REQUIRED WORK:
Which lines below hold the word "this"? Copy all of them.

____ DATA SUPPLIED

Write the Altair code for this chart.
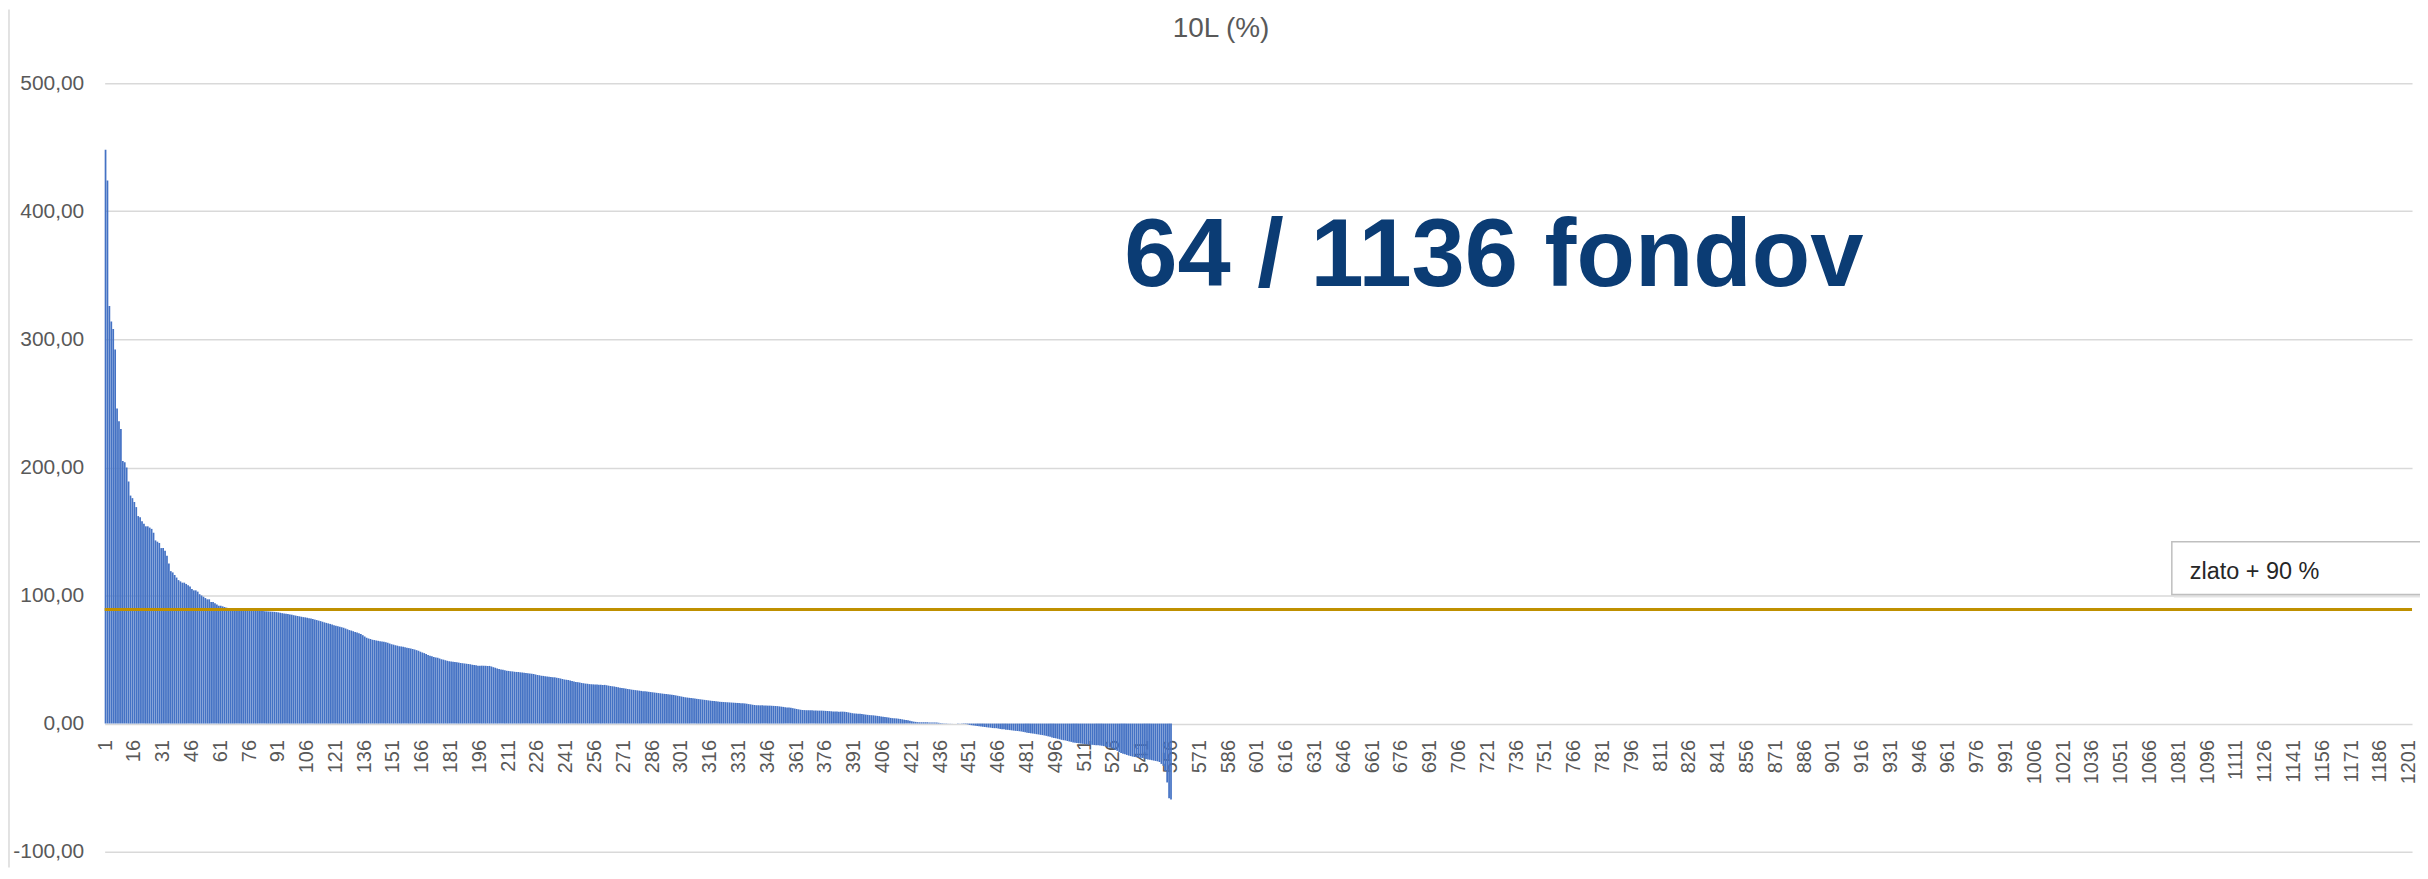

________
____ DATA SUPPLIED

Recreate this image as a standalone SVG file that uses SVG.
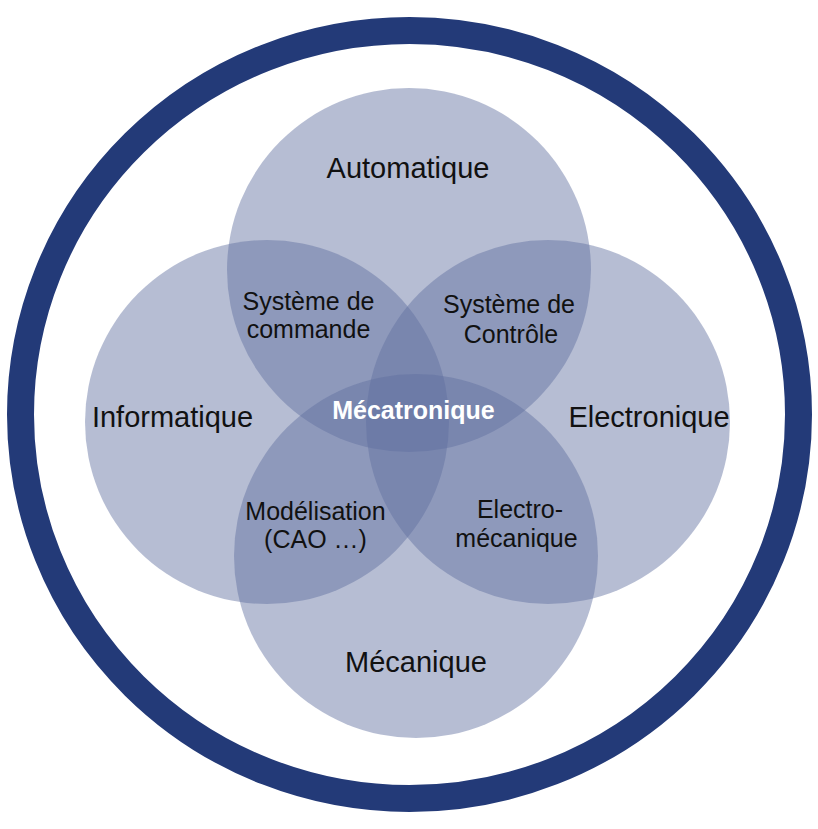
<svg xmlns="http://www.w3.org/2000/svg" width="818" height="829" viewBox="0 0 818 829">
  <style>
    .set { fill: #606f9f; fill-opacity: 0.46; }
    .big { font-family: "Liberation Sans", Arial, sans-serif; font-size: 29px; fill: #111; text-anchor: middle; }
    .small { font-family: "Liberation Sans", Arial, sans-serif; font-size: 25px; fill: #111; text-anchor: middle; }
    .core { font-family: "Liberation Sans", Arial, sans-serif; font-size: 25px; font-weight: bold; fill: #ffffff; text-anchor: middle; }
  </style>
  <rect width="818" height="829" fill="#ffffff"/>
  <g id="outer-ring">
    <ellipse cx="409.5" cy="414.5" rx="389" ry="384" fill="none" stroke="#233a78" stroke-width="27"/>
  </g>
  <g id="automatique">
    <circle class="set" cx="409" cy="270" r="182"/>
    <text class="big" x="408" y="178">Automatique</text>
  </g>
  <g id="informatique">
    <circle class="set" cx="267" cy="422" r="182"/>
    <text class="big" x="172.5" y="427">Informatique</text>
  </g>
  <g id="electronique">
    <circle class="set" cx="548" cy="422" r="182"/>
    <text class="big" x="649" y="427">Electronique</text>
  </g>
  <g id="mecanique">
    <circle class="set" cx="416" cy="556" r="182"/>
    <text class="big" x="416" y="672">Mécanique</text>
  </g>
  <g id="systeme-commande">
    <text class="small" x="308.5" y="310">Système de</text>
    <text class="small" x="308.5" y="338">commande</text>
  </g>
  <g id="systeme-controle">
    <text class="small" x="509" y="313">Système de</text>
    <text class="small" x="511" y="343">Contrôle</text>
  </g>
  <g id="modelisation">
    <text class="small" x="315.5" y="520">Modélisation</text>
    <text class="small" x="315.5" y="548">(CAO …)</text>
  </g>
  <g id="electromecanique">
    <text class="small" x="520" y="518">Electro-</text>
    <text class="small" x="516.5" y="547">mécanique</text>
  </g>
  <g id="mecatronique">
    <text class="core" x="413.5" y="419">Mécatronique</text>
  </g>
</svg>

________

COMPLETE OUTPUT:
Write the Altair code for this chart.
Recreate this image as a standalone SVG file that uses SVG.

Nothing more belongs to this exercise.